Korean native proofreading + pronunciation correction
Ask a Sejong Institute teacher, Korean Education Center, or Korean friend to review your answers. Mark difficult-to-pronounce words.
Mock interview (video recording)
Record your answers on a smartphone and review the footage. Check facial expression, eye contact, and speaking pace.
Technical and environment check
Test Zoom, check internet speed, lighting, and camera angle. Prepare a smartphone hotspot as backup.
Rest well and organize documents
Place your passport, personal statement, and school form copies on the desk. Be ready and waiting 10 minutes before the interview.
Korean-language Interview vs. English-language Interview
| Category | Korean-language interview | English-language interview |
|---|---|---|
| Target | General international student track (most cases) | International track or English-medium departments |
| Required level | TOPIK Level 3 or above recommended | Sufficient to express yourself |
| Interview length | 10–20 minutes | 15–25 minutes |
| Notes | Formal speech, clear pronunciation, speak slowly and clearly | Must show willingness to learn Korean |
| Use some Korean | Not applicable | Recommended to attempt greetings and self-introduction in Korean |
5 Common Mistakes During the Interview
- Unnecessary honesty — Answers like "I wasn't actually interested in Korea, but my parents told me to go" or "I'll go back home once I earn enough money" are instant deductions. There is a difference between honesty and "blurting things out without strategy."
- Overconfidence — "My Korean is perfect" or "I'm confident I can be top of the class" will prompt the interviewer to verify with harder questions right away. A humble "I will work hard" is safer.

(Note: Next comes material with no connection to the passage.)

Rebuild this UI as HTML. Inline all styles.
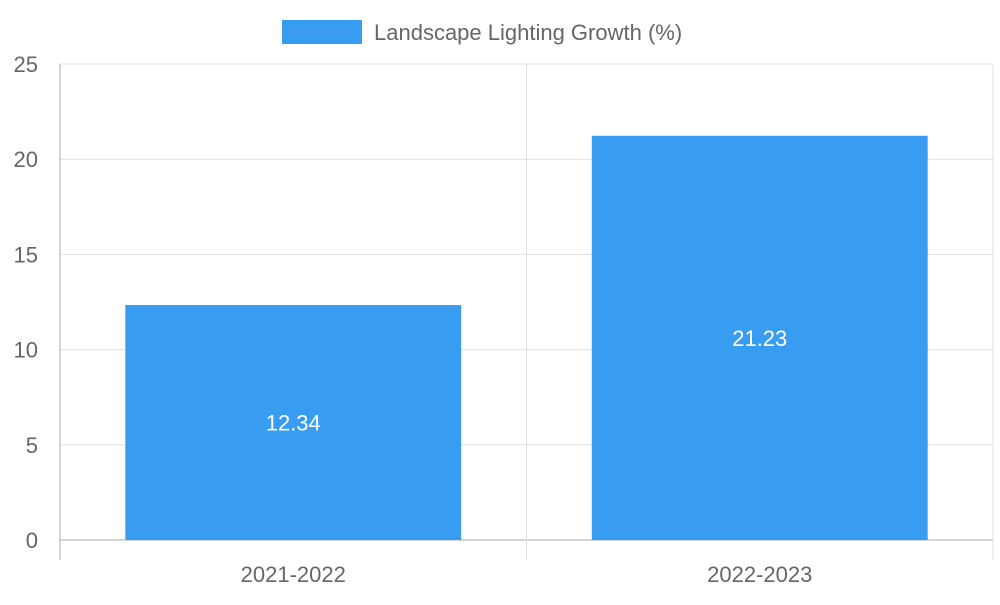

- Off-topic answers — If you didn't understand the question, don't guess and answer. "죄송합니다, 다시 한 번 말씀해 주시겠어요?" (Excuse me, could you say that again?) is the right answer.
- Interrupting the interviewer — Cutting in while the interviewer is speaking is very negative. Listen until the end and wait 1–2 seconds before answering.
- No expression, no smile — A blank face from nervousness is interpreted as "lacking enthusiasm." Even slightly turning up the corners of your mouth changes the impression.
Interviewers value a sincere attitude and genuine passion for the major more than perfect Korean.